Electron Impact Excitation Cross Sections for S$^{\mathrm{2+}}$

Improved electron impact excitation cross sections calculation for fine-structure transitions in S$^{\mathrm{2+}}$ have been performed using the B-spline Breit-Pauli R-matrix method. The flexible non-orthogonal sets of spectroscopic and correlation radial functions are employed for an accurate representation of the target states and scattering functions.
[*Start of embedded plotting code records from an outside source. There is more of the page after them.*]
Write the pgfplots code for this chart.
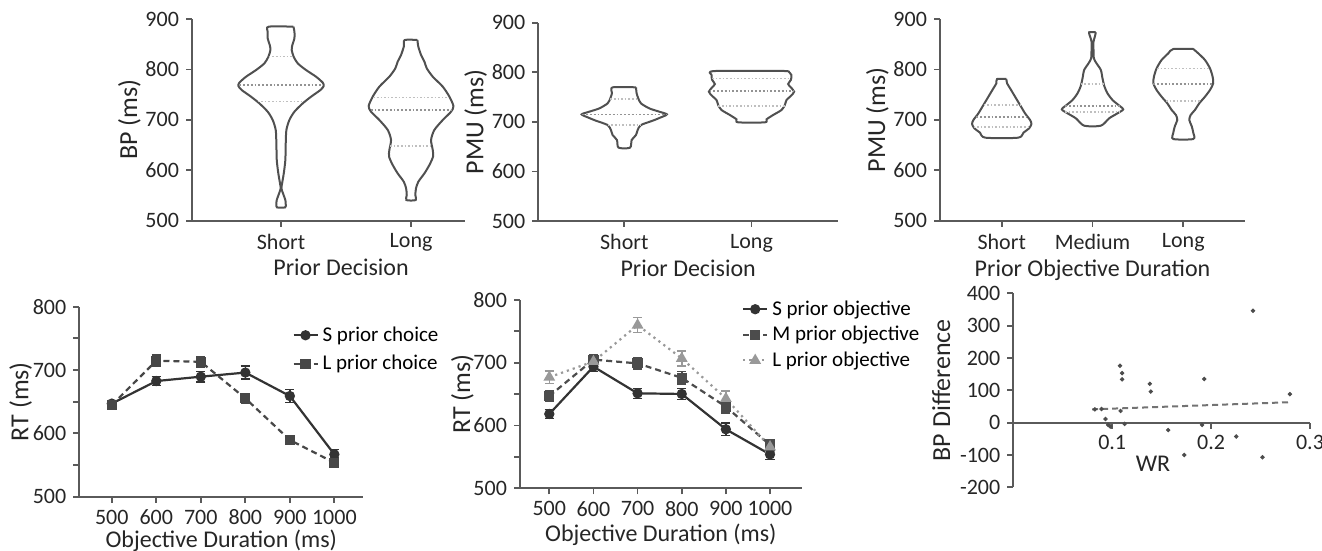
\documentclass[border=0pt]{standalone}
\usepackage{fontspec}
\setmainfont{Carlito}
\usepackage{pgfplots}
\pgfplotsset{compat=1.18}
\definecolor{axc}{HTML}{5A5A5A}
\definecolor{vio}{HTML}{505050}
\pgfplotsset{
 base/.style={scale only axis, axis lines*=left, axis line style={axc, line width=1.1pt},
   tick style={axc, line width=0.9pt}, major tick length=3pt, minor tick length=3pt, tick align=outside,
   tick label style={font=\fontsize{11}{13}\selectfont, text=black!85},
   xlabel style={font=\fontsize{12}{14}\selectfont, text=black!85, yshift=3pt},
   ylabel style={font=\fontsize{13}{15}\selectfont, text=black!85}, ylabel shift=-4.5pt,
   /pgf/number format/assume math mode=true, clip=false},
 violin/.style={draw=vio, line width=1pt, fill=white, smooth, tension=0.45, no marks},
 q/.style={gray!50, densely dotted, line width=0.8pt, no marks},
 qm/.style={gray!85, densely dotted, line width=0.9pt, no marks},
 leg/.style={legend style={draw=none, fill=none, font=\fontsize{10.5}{12}\selectfont, inner sep=0pt, anchor=north west},
   legend cell align=left,
   legend image code/.code={\draw[mark repeat=2, mark phase=2, ##1] plot coordinates {(0pt,0pt) (6pt,0pt) (12pt,0pt)};}},
 eb/.style={error bars/.cd, y dir=both, y explicit, error bar style={line width=0.8pt, solid}, error mark options={rotate=90, mark size=2.3pt, line width=0.8pt, solid}},
}
\begin{document}
\begin{tikzpicture}
\path[use as bounding box] (0pt,0pt) rectangle (661pt,275.5pt);

% ---------- Panel 1 ----------
\begin{axis}[base, at={(96pt,165.15pt)}, anchor=south west, width=136.5pt, height=100.85pt,
  xmin=0.315, xmax=2.415, ymin=500, ymax=900, xtick={1,2}, xticklabels={Short,Long},
  ytick={500,600,700,800,900}, xlabel={Prior Decision}, ylabel={BP (ms)},
  xlabel style={at={(ticklabel cs:0.546)}}]
\addplot[violin] coordinates {(1.095,884.8) (1.103,874.9) (1.103,861.7) (1.087,848.4) (1.082,838.5) (1.097,825.3) (1.128,812.1) (1.192,798.8) (1.269,785.6) (1.321,773.7) (1.328,767.1) (1.303,759.2) (1.231,745.9) (1.167,732.7) (1.103,716.2) (1.064,699.7) (1.041,679.8) (1.036,653.4) (1.033,620.3) (1.021,593.9) (1.008,574.0) (1.003,564.1) (1.015,554.2) (1.033,541.0) (1.036,533.0) (1.031,526.4)
 (0.969,526.4) (0.964,533.0) (0.967,541.0) (0.985,554.2) (0.997,564.1) (0.992,574.0) (0.979,593.9) (0.967,620.3) (0.964,653.4) (0.959,679.8) (0.936,699.7) (0.897,716.2) (0.833,732.7) (0.769,745.9) (0.697,759.2) (0.672,767.1) (0.679,773.7) (0.731,785.6) (0.808,798.8) (0.872,812.1) (0.903,825.3) (0.918,838.5) (0.913,848.4) (0.897,861.7) (0.897,874.9) (0.905,884.8) (1.095,884.8)};
\addplot[violin] coordinates {(2.049,858.3) (2.056,845.1) (2.077,828.6) (2.103,815.4) (2.121,802.1) (2.167,785.6) (2.244,765.8) (2.295,745.9) (2.326,727.4) (2.308,716.2) (2.244,699.7) (2.179,679.8) (2.154,660.0) (2.167,640.2) (2.169,626.9) (2.141,610.4) (2.103,593.9) (2.056,577.3) (2.038,564.1) (2.033,550.9) (2.036,540.9)
 (1.964,540.9) (1.967,550.9) (1.962,564.1) (1.944,577.3) (1.897,593.9) (1.859,610.4) (1.831,626.9) (1.833,640.2) (1.846,660.0) (1.821,679.8) (1.756,699.7) (1.692,716.2) (1.674,727.4) (1.705,745.9) (1.756,765.8) (1.833,785.6) (1.879,802.1) (1.897,815.4) (1.923,828.6) (1.944,845.1) (1.951,858.3) (2.049,858.3)};
\addplot[q] coordinates {(0.905,825.3) (1.095,825.3)};
\addplot[qm] coordinates {(0.68,769) (1.32,769)};
\addplot[q] coordinates {(0.82,736) (1.18,736)};
\addplot[q] coordinates {(1.71,744) (2.29,744)};
\addplot[qm] coordinates {(1.69,719.5) (2.31,719.5)};
\addplot[q] coordinates {(1.84,648) (2.16,648)};
\end{axis}

% ---------- Panel 2 ----------
\begin{axis}[base, at={(269.15pt,165pt)}, anchor=south west, width=149.85pt, height=99.15pt,
  xmin=0.324, xmax=2.68, ymin=500, ymax=900, xtick={1,2}, xticklabels={Short,Long},
  ytick={500,600,700,800,900}, xlabel={Prior Decision}, ylabel={PMU (ms)}]
\addplot[violin] coordinates {(1.092,769.6) (1.097,757.5) (1.110,747.4) (1.131,737.3) (1.196,727.2) (1.275,720.5) (1.335,715.1) (1.288,709.1) (1.223,702.3) (1.131,693.6) (1.105,683.5) (1.092,673.4) (1.058,663.4) (1.045,647.9)
 (0.955,647.9) (0.942,663.4) (0.908,673.4) (0.895,683.5) (0.869,693.6) (0.777,702.3) (0.712,709.1) (0.665,715.1) (0.725,720.5) (0.804,727.2) (0.869,737.3) (0.890,747.4) (0.903,757.5) (0.908,769.6) (1.092,769.6)};
\addplot[violin] coordinates {(2.288,802.5) (2.314,794.4) (2.309,784.4) (2.288,776.3) (2.309,769.6) (2.335,760.8) (2.309,752.1) (2.275,744.0) (2.262,733.9) (2.236,723.9) (2.170,713.8) (2.118,705.0) (2.105,699.0)
 (1.895,699.0) (1.882,705.0) (1.830,713.8) (1.764,723.9) (1.738,733.9) (1.725,744.0) (1.691,752.1) (1.665,760.8) (1.691,769.6) (1.712,776.3) (1.691,784.4) (1.686,794.4) (1.712,802.5) (2.288,802.5)};
\addplot[q] coordinates {(0.89,746) (1.11,746)};
\addplot[qm] coordinates {(0.67,715) (1.33,715)};
\addplot[q] coordinates {(0.87,693.6) (1.13,693.6)};
\addplot[q] coordinates {(1.69,787.7) (2.31,787.7)};
\addplot[qm] coordinates {(1.67,762) (2.33,762)};
\addplot[q] coordinates {(1.74,732) (2.26,732)};
\end{axis}

% ---------- Panel 3 ----------
\begin{axis}[base, at={(470pt,165.15pt)}, anchor=south west, width=152.5pt, height=100.85pt,
  xmin=0.32, xmax=3.68, ymin=500, ymax=900, xtick={1,2,3}, xticklabels={Short,Medium,Long},
  ytick={500,600,700,800,900}, xlabel={Prior Objective Duration}, ylabel={PMU (ms)}]
\addplot[violin] coordinates {(1.051,781.0) (1.059,772.4) (1.092,762.5) (1.147,745.9) (1.202,729.4) (1.257,712.9) (1.312,699.7) (1.327,691.7) (1.301,683.1) (1.239,674.5) (1.180,664.6)
 (0.820,664.6) (0.761,674.5) (0.699,683.1) (0.673,691.7) (0.688,699.7) (0.743,712.9) (0.798,729.4) (0.853,745.9) (0.908,762.5) (0.941,772.4) (0.949,781.0) (1.051,781.0)};
\addplot[violin] coordinates {(2.037,873.6) (2.026,865.0) (2.011,855.0) (2.011,838.5) (2.015,822.0) (2.044,812.1) (2.092,798.8) (2.110,782.3) (2.132,765.8) (2.165,752.6) (2.220,739.4) (2.286,729.4) (2.338,720.8) (2.275,712.9) (2.183,703.0) (2.092,688.4)
 (1.908,688.4) (1.817,703.0) (1.725,712.9) (1.662,720.8) (1.714,729.4) (1.780,739.4) (1.835,752.6) (1.868,765.8) (1.890,782.3) (1.908,798.8) (1.956,812.1) (1.985,822.0) (1.989,838.5) (1.989,855.0) (1.974,865.0) (1.963,873.6) (2.037,873.6)};
\addplot[violin] coordinates {(3.110,840.5) (3.165,831.9) (3.239,818.7) (3.294,802.1) (3.323,785.6) (3.330,772.4) (3.294,759.2) (3.239,745.9) (3.176,732.7) (3.128,719.5) (3.081,709.6) (3.066,699.7) (3.092,687.8) (3.110,674.5) (3.110,662.0)
 (2.890,662.0) (2.890,674.5) (2.908,687.8) (2.934,699.7) (2.919,709.6) (2.872,719.5) (2.824,732.7) (2.761,745.9) (2.706,759.2) (2.670,772.4) (2.677,785.6) (2.706,802.1) (2.761,818.7) (2.835,831.9) (2.890,840.5) (3.110,840.5)};
\addplot[q] coordinates {(0.80,729.4) (1.20,729.4)};
\addplot[qm] coordinates {(0.72,706) (1.28,706)};
\addplot[q] coordinates {(0.69,686.4) (1.31,686.4)};
\addplot[q] coordinates {(1.87,771) (2.13,771)};
\addplot[qm] coordinates {(1.70,727.5) (2.30,727.5)};
\addplot[q] coordinates {(1.70,716) (2.30,716)};
\addplot[q] coordinates {(2.71,802) (3.29,802)};
\addplot[qm] coordinates {(2.67,770.4) (3.33,770.4)};
\addplot[q] coordinates {(2.81,737.4) (3.19,737.4)};
\end{axis}

% ---------- Panel 4 ----------
\begin{axis}[base, leg, at={(39.65pt,27.15pt)}, anchor=south west, width=142pt, height=95pt,
  xmin=427, xmax=1065, ymin=500, ymax=800, xtick={500,600,700,800,900,1000},
  xticklabels={500,600,700,800,900,1000}, ytick={500,600,700,800}, minor ytick={550,650,750},
  xlabel={Objective Duration (ms)}, ylabel={RT (ms)}, ylabel shift=-6.5pt,
  xlabel style={yshift=1.5pt},
  legend style={at={(0.749,0.919)}, row sep=1.5pt}]
\addplot[black!80, line width=1.1pt, mark=*, mark size=2pt, eb] coordinates {
 (500,647) +- (0,5) (600,682.6) +- (0,7) (700,689.5) +- (0,8) (800,696) +- (0,10) (900,659) +- (0,10) (1000,566.8) +- (0,8)};
\addplot[black!72, line width=1.1pt, dash pattern=on 3pt off 2pt, mark=square*, mark size=2pt, mark options={solid}, eb] coordinates {
 (500,644.7) +- (0,5) (600,714.7) +- (0,9) (700,713) +- (0,8) (800,655.3) +- (0,7) (900,589.5) +- (0,7) (1000,553.7) +- (0,7)};
\legend{S prior choice, L prior choice}
\end{axis}

% ---------- Panel 5 ----------
\begin{axis}[base, leg, at={(260pt,31.35pt)}, anchor=south west, width=140.85pt, height=94.15pt,
  xmin=433.6, xmax=1071.8, ymin=500, ymax=800, xtick={500,600,700,800,900,1000},
  xticklabels={500,600,700,800,900,1000}, ytick={500,600,700,800}, minor ytick={550,650,750},
  xlabel={Objective Duration (ms)}, ylabel={RT (ms)}, ylabel shift=-7pt,
  legend style={at={(0.787,1.021)}, row sep=0pt}]
\addplot[black!80, line width=1.1pt, mark=*, mark size=2pt, eb] coordinates {
 (500,618.4) +- (0,7) (600,693.8) +- (0,8) (700,651.3) +- (0,8) (800,650.3) +- (0,9) (900,594) +- (0,10) (1000,554) +- (0,8)};
\addplot[black!70, line width=1.1pt, dash pattern=on 3pt off 2pt, mark=square*, mark size=2pt, mark options={solid}, eb] coordinates {
 (500,647) +- (0,8) (600,705) +- (0,8) (700,699) +- (0,9) (800,676) +- (0,10) (900,630) +- (0,10) (1000,569) +- (0,8)};
\addplot[black!40, line width=1.1pt, dotted, mark=triangle*, mark size=2.3pt, mark options={solid}, eb] coordinates {
 (500,677) +- (0,10) (600,702) +- (0,8) (700,760) +- (0,12) (800,707) +- (0,12) (900,643) +- (0,12) (1000,566) +- (0,8)};
\legend{S prior objective, M prior objective, L prior objective}
\end{axis}

% ---------- Panel 6 ----------
\begin{axis}[base, axis x line*=middle, axis y line*=left, at={(506.65pt,31.85pt)}, anchor=south west,
  width=148.35pt, height=97pt, xmin=0, xmax=0.3, ymin=-200, ymax=400,
  xtick={0.1,0.2,0.3}, xticklabels={0.1,0.2,0.3},
  ytick={-200,-100,0,100,200,300,400}, yticklabels={-200,-100,0,100,200,300,400},
  xlabel={WR}, ylabel={BP Difference}, ylabel shift=-2pt,
  xlabel style={at={(axis description cs:0.471,0.09)}, anchor=center}]
\addplot[black!55, line width=1pt, dash pattern=on 3pt off 2pt] coordinates {(0.0797,41) (0.278,63)};
\addplot[only marks, mark=*, mark size=0.9pt, black!70] coordinates {
 (0.2424,346) (0.1078,176) (0.110,153) (0.110,134) (0.138,120) (0.139,96) (0.193,135) (0.2797,88)
 (0.1085,36) (0.0932,11) (0.0959,-7) (0.098,-12) (0.1125,-4) (0.1908,-7) (0.1566,-23) (0.2254,-43)
 (0.1729,-100) (0.2519,-107) (0.0824,41) (0.0892,42)};
\end{axis}
\end{tikzpicture}
\end{document}
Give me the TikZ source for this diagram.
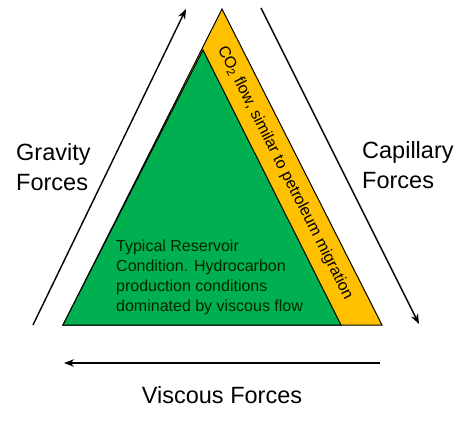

The close-coupling expansion includes 109 bound levels covering all possible terms of the ground 3s$^{\mathrm{2}}$3p$^{\mathrm{2}}$ and excited 3s3p$^{\mathrm{3}}$, 3s$^{\mathrm{2}}$3p3d, 3s$^{\mathrm{2}}$3p4s, 3s$^{\mathrm{2}}$3p4p, 3s$^{\mathrm{2}}$3p4d, 3s$^{\mathrm{2}}$3p5s, 3s$^{\mathrm{2}}$3p4f, 3s$^{\mathrm{2}}$3p5p, 3s3p$^{\mathrm{2}}$3d, and 3s3p$^{\mathrm{2}}$4s configurations. The calculated excitation energies of the target levels are in excellent agreement with experiment and represent an improvement over the previous calculations. The present results of cross sections are compared with a variety of other close-coupling and distorted-wave calculations. The oscillator strengths are in good agreement with other theories and available experimental results.